And jokes
What do babies and grenades have in common? They both make a loud noise when thrown.
My friend surprised me for my birthday with a book called ‘Road-Kill Recipes’. I did find some roadkill the other day, so I cooked it according to one recipe and it was delicious. I’m just not sure what I should do with the bicycle.
My girlfriend is 19 and I'm 29. We go out to eat in a restaurant, but the whole time I have to deal with being accused of being a pedo, being called disgusting and disturbed.
It completely ruined our 10 year anniversary.
What does PEMDAS stand for?
Please End My Depression And Suffering.
Dinosaurs are like my dad. I never got to see either of them, and they are now extinct.
Memes
My family loves to have dance parties. My dad will just play music from his iPod, and I'll go to the light switch and make a nice strobe light effect. Everyone loves it, especially my younger cousin. He gets down on the floor and starts breakdancing! It makes him so happy, and he needs that extra joy in his life, especially since the doctor recently diagnosed him with epilepsy.
Last week I told my psychiatrist, "I keep thinking about suicide," and he told me from now on I have to pay in advance.

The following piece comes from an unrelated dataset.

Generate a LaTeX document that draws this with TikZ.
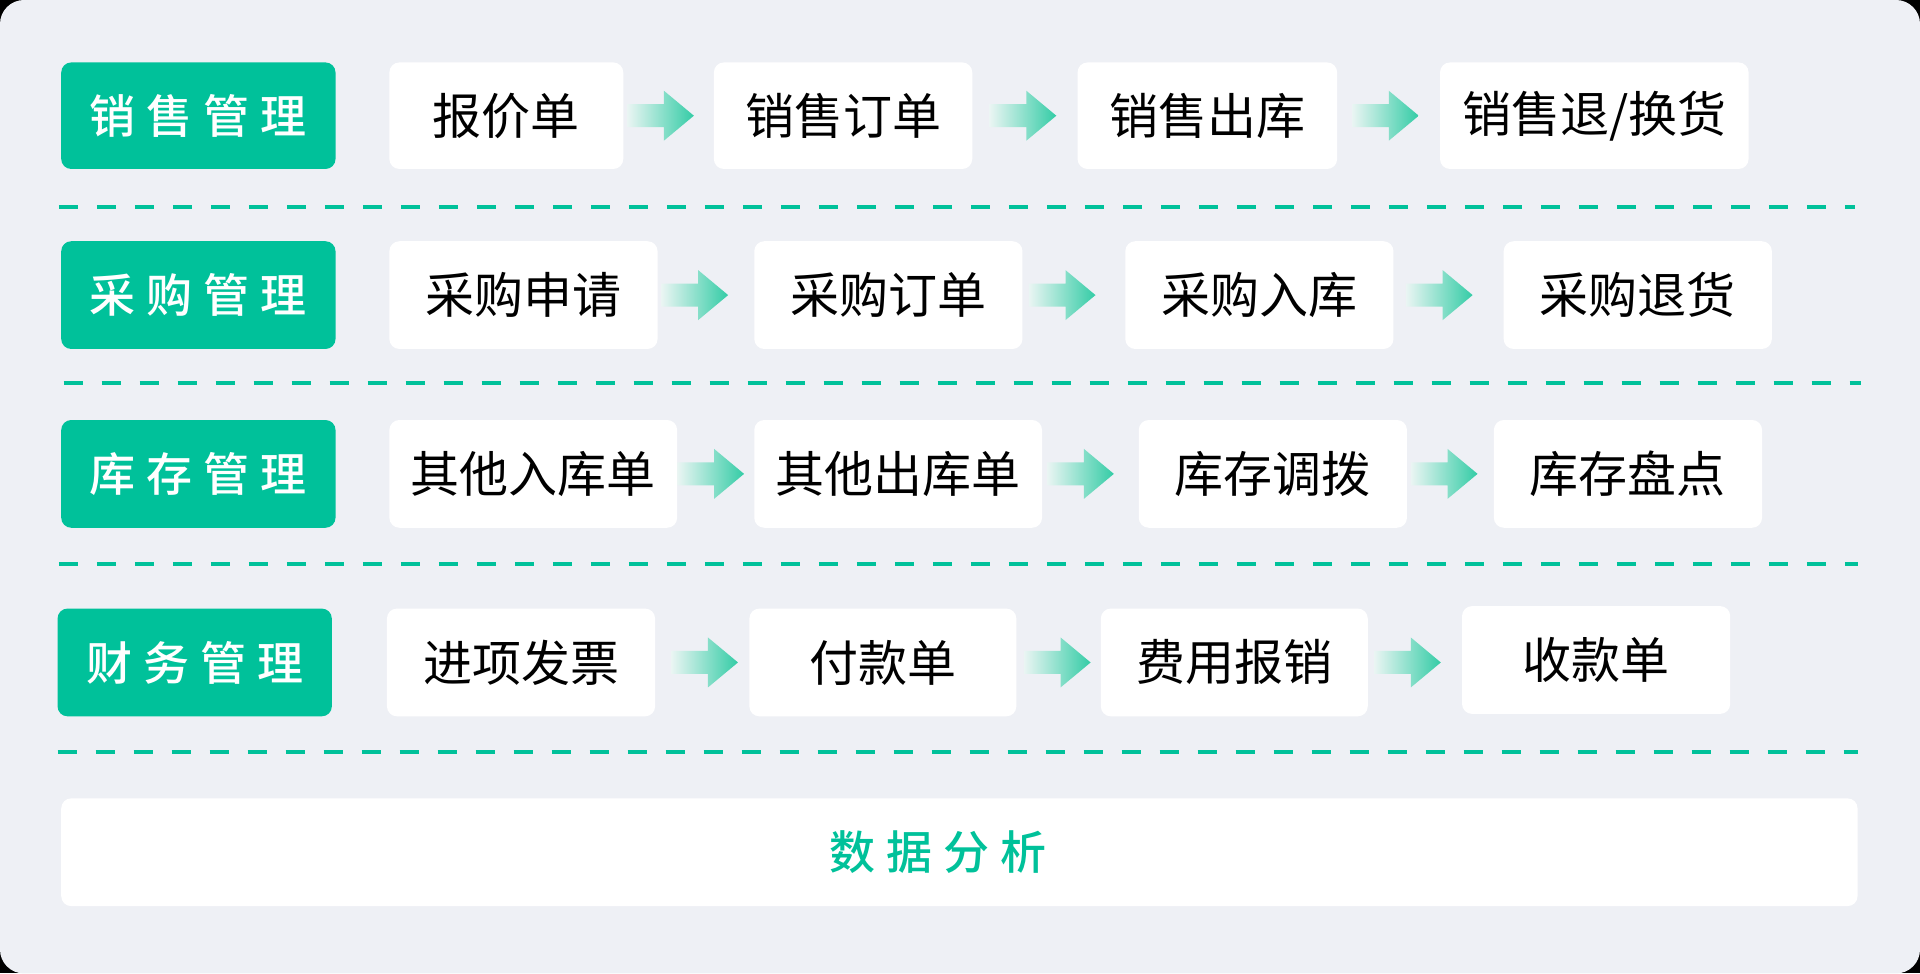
\documentclass[tikz,border=0pt]{standalone}
\usepackage{fontspec}
\newfontfamily\cjk{Noto Sans CJK SC}
\newfontfamily\cjkm{Noto Sans CJK SC}[UprightFont=* Medium]
\usetikzlibrary{calc}
\definecolor{bgc}{RGB}{238,240,245}
\definecolor{grn}{RGB}{0,193,154}
\definecolor{agrn}{RGB}{52,204,166}
\definecolor{afade}{RGB}{234,245,243}
\tikzset{
  x=1.2245pt, y=-1.2245pt,
  lab/.style={fill=grn, rounded corners=10pt, text=white, inner sep=0pt,
    font=\cjkm\fontsize{46}{46}\selectfont},
  itm/.style={fill=white, rounded corners=10pt, text=black, inner sep=0pt,
    font=\cjk\fontsize{49}{49}\selectfont},
  sepline/.style={draw=grn, line width=4pt, dash pattern=on 19pt off 19pt},
  arrshade/.style={left color=afade, right color=agrn},
}
\newcommand{\bx}[7]{\node[#2, minimum width={1.2245*(#4-#3)}, minimum height={1.2245*(#6-#5)}] (#1) at ({(#3+#4)/2},{(#5+#6)/2}) {#7};}
\newcommand{\lsp}[4]{#1\hspace{11pt}#2\hspace{11pt}#3\hspace{11pt}#4}
% arrow connector from node #1 towards node #2, starting #3 after #1's east side
\newcommand{\arr}[3]{\path (#1.east) -- (#2.west) coordinate[pos=0] (#1-#2-s);
  \shade[arrshade] ($(#1-#2-s)+(#3,0)$) ++(0,-9.4) -- ++(30,0) -- ++(0,-11) -- ++(24.5,20.4) -- ++(-24.5,20.4) -- ++(0,-11) -- ++(-30,0) -- cycle;}
\begin{document}
\begin{tikzpicture}
\useasboundingbox (0,0) rectangle (1568,795);
\fill[black] (0,0) rectangle (1568,795);
\fill[bgc, rounded corners=24pt] (0,0) rectangle (1568,795);

% row 1
\bx{l1}{lab}{50}{274}{51}{138}{\lsp{销}{售}{管}{理}}
\bx{a1}{itm}{318}{509}{51}{138}{报价单}
\bx{a2}{itm}{583}{794}{51}{138}{销售订单}
\bx{a3}{itm}{880}{1092}{51}{138}{销售出库}
\bx{a4}{itm}{1176}{1428}{51}{138}{销售退/换货}
\arr{a1}{a2}{3}
\arr{a2}{a3}{14}
\arr{a3}{a4}{12}
\draw[sepline] (48,169) -- (1515,169);

% row 2
\bx{l2}{lab}{50}{274}{197}{285}{\lsp{采}{购}{管}{理}}
\bx{b1}{itm}{318}{537}{197}{285}{采购申请}
\bx{b2}{itm}{616}{835}{197}{285}{采购订单}
\bx{b3}{itm}{919}{1138}{197}{285}{采购入库}
\bx{b4}{itm}{1228}{1447}{197}{285}{采购退货}
\arr{b1}{b2}{3}
\arr{b2}{b3}{5}
\arr{b3}{b4}{10}
\draw[sepline] (52,313) -- (1520,313);

% row 3
\bx{l3}{lab}{50}{274}{343}{431}{\lsp{库}{存}{管}{理}}
\bx{c1}{itm}{318}{553}{343}{431}{其他入库单}
\bx{c2}{itm}{616}{851}{343}{431}{其他出库单}
\bx{c3}{itm}{930}{1149}{343}{431}{库存调拨}
\bx{c4}{itm}{1220}{1439}{343}{431}{库存盘点}
\arr{c1}{c2}{0}
\arr{c2}{c3}{4}
\arr{c3}{c4}{3}
\draw[sepline] (48,461) -- (1517,461);

% row 4
\bx{l4}{lab}{47}{271}{497}{585}{\lsp{财}{务}{管}{理}}
\bx{d1}{itm}{316}{535}{497}{585}{进项发票}
\bx{d2}{itm}{612}{830}{497}{585}{付款单}
\bx{d3}{itm}{899}{1117}{497}{585}{费用报销}
\bx{d4}{itm}{1194}{1413}{495}{583}{收款单}
\arr{d1}{d2}{13}
\arr{d2}{d3}{6}
\arr{d3}{d4}{5}
\draw[sepline] (47,614) -- (1517,614);

% bottom
\bx{e}{itm}{50}{1517}{652}{740}{\textcolor{grn}{\cjkm\fontsize{46}{46}\selectfont\lsp{数}{据}{分}{析}\hspace{42pt}}}
\end{tikzpicture}
\end{document}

What's the difference between Chris Brown and Santa?
Santa stops at 3 hoes.
Bro, Asian girls have the weirdest names. I was, like, with one, and she kept on saying, "I'm too young."
I walked into the kitchen and saw my wife chopping up onions, which made me cry.
Onions was a good dog.
When you send nudes to your Roblox gf and your uncle’s phone sounds with a text tone...
I saw a man sitting on the ledge of a bridge the other day, and asked him what was wrong. He responded with nobody loves me, so i told him that may be true but you dont wanna kill yourself you want to die of old age, or at least be murdered, suicide is for the weak. he responded with your right so I pushed him over the bridge, and he died of murder
I went for a job interview today and the manager said, "We're looking for someone who is responsible."
"Well, I'm your man," I replied, "In my last job, whenever anything went wrong, they said I was responsible."
Mama Mia's pizzeria and abortion clinic. Your loss is our sauce.
What do emos and apples have in common?
They both hang on trees.
When I called the suicide hotline in Afghanistan, they got all excited and asked if I could drive a truck.
The other day at school we had to write down our hero and what we would do if they walked into our house. I got off easy because my hero is Stephen Hawking.
Today, a man knocked on my door and asked for a small donation towards the local swimming pool. I gave him a glass of water.
If you had 10 chicken nuggets and Jimmy tried to steal one, what would you have?
10 chicken nuggets and a dead Jimmy.
Yo mama's so ugly, she threw a boomerang and it refused to come back.